Uniformity as a Constitutional Requirement
The court highlighted that the requirement for uniformity in tax laws is a fundamental principle embedded in the Oregon Constitution. It argued that if different counties were allowed to impose varying fees for tax collection, it would create disparities that undermine the intended uniform treatment of taxpayers and taxing districts. The court reasoned that such variations would obstruct access to the tax system, particularly for smaller districts that could find their revenues significantly impacted by excessive fees. This inconsistency would thereby violate the constitutional mandate that all taxation processes operate under general laws uniformly across the state. The court concluded that a patchwork of county-specific regulations would not only be impractical but also contrary to the purpose of ensuring equitable treatment under the law.

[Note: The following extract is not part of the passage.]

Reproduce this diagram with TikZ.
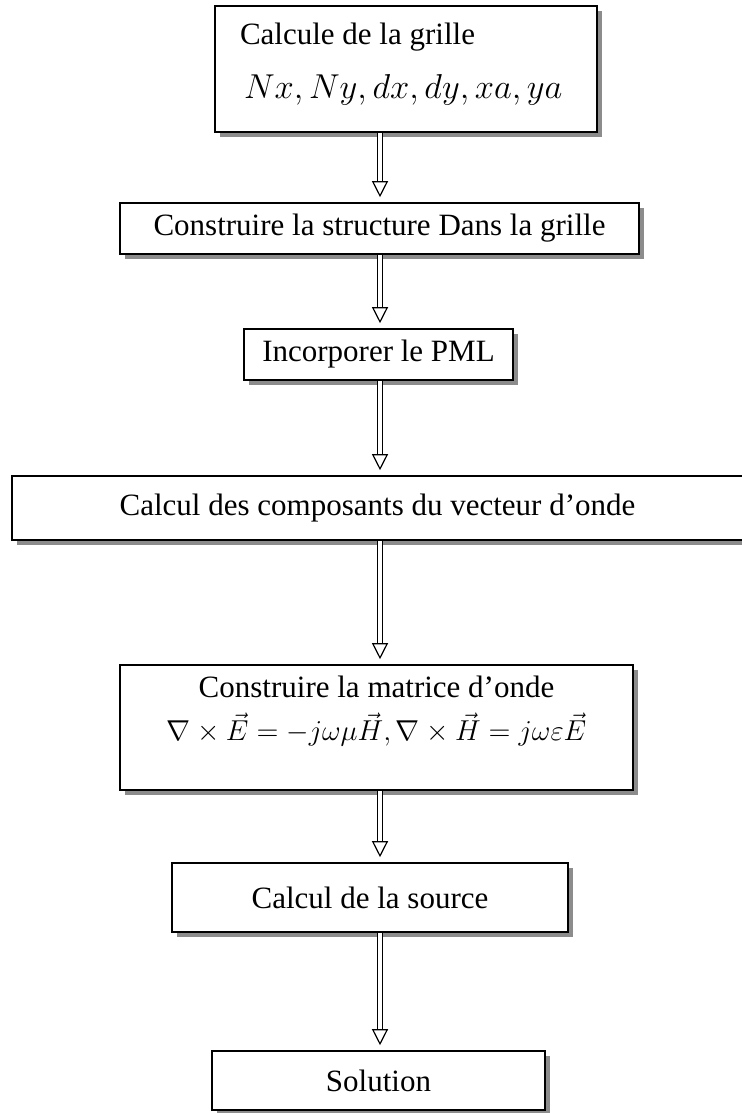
\documentclass[tikz,border=0pt]{standalone}
\usepackage{fontspec}
\setmainfont{Liberation Serif}
\usetikzlibrary{arrows.meta,shadows}
% text block of a box, lifted a bit above the box centre
\newcommand{\liftbox}[3]{\raisebox{#1}[0pt][0pt]{\begin{tabular}{@{}#2@{}}#3\end{tabular}}}

\begin{document}
\begin{tikzpicture}[
  x=0.5pt,
  y=-0.5pt,
  font=\fontsize{15.5}{19}\selectfont,
  box/.style={rectangle, draw=black, line width=0.8pt, fill=white, inner sep=0pt, align=center,
    drop shadow={shadow xshift=2.5pt, shadow yshift=-2.5pt, fill=black!45, opacity=1}},
  flow/.style={draw=black, line width=0.6pt, double=white, double distance=1.8pt,
    -{Triangle[length=8pt, width=8pt, line width=0.6pt, fill=white]}, shorten >=2.5pt}
]
  \useasboundingbox (0,0) rectangle (741,1113);
  \coordinate (ax) at (380,0);

  \node[box, minimum width=191pt, minimum height=63pt] (grille) at (406,69)
    {\makebox[166pt][l]{\liftbox{-1pt}{l}{Calcule de la grille\\[8pt]
      \hspace{2pt}{\fontsize{16}{19}\selectfont$Nx, Ny, dx, dy, xa, ya$}}}};
  \node[box, minimum width=259.5pt, minimum height=25.5pt] (struct) at (379.5,228.5) {Construire la structure Dans la grille};
  \node[box, minimum width=134.5pt, minimum height=25.5pt] (pml) at (378.5,354.5) {Incorporer le PML};
  \node[box, minimum width=365.5pt, minimum height=32pt] (vect) at (377.5,508) {Calcul des composants du vecteur d’onde};
  \node[box, minimum width=256.5pt, minimum height=62.5pt] (matr) at (376.5,727.5)
    {\liftbox{4.5pt}{c}{Construire la matrice d’onde\\[2pt]
       $\nabla\times\vec{E}=-j\omega\mu\vec{H},\nabla\times\vec{H}=j\omega\varepsilon\vec{E}$}};
  \node[box, minimum width=198pt, minimum height=34.5pt] (source) at (370,897.5) {Calcul de la source};
  \node[box, minimum width=166.5pt, minimum height=29.5pt] (sol) at (378.5,1080.5) {Solution};

  % arrows down the chain
  \draw[flow] (grille.south -| ax) -- (struct.north -| ax);
  \draw[flow] (struct.south -| ax) -- (pml.north -| ax);
  \draw[flow] (pml.south -| ax) -- (vect.north -| ax);
  \draw[flow] (vect.south -| ax) -- (matr.north -| ax);
  \draw[flow] (matr.south -| ax) -- (source.north -| ax);
  \draw[flow] (source.south -| ax) -- (sol.north -| ax);
\end{tikzpicture}
\end{document}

Legislative Framework for Taxation
The court examined the legislative framework established by the Oregon Revised Statutes (ORS), which provides a structured system for property taxation, assigning counties the primary responsibility for assessment and collection. The court noted that the statutes clearly outline that counties must bear the costs associated with these responsibilities, emphasizing that there is no legislative authorization for counties to charge additional fees to taxing districts for these functions. The court referenced specific statutes that demonstrate this responsibility, such as ORS 308.061, which mandates that counties bear the full expense if they fail to perform their assessment duties. The comprehensive nature of these statutes reflects a legislative intent to ensure that the costs of tax assessment and collection are funded through property taxes levied by the counties, not through fees imposed on other governmental entities. This framework further reinforced the court's determination that Washington County's ordinance was unconstitutional.
Conclusion on Ordinance No. 187
In conclusion, the court affirmed the lower court's ruling that Washington County Ordinance No. 187 was unconstitutional, as it attempted to impose fees on taxing districts for functions that are strictly regulated by state law. The court emphasized that the responsibility for assessment and collection of taxes is a matter of dominant state concern, and any attempt by the county to transfer its fiscal responsibilities to taxing districts was impermissible under the Oregon Constitution. The decision underscored the importance of maintaining uniformity in tax laws and procedures across the state, ensuring that all taxpayers and taxing districts are treated equitably. Ultimately, the court's ruling solidified the principle that while counties may exercise some degree of legislative authority, they cannot alter the fundamental responsibilities assigned to them by the state regarding taxation.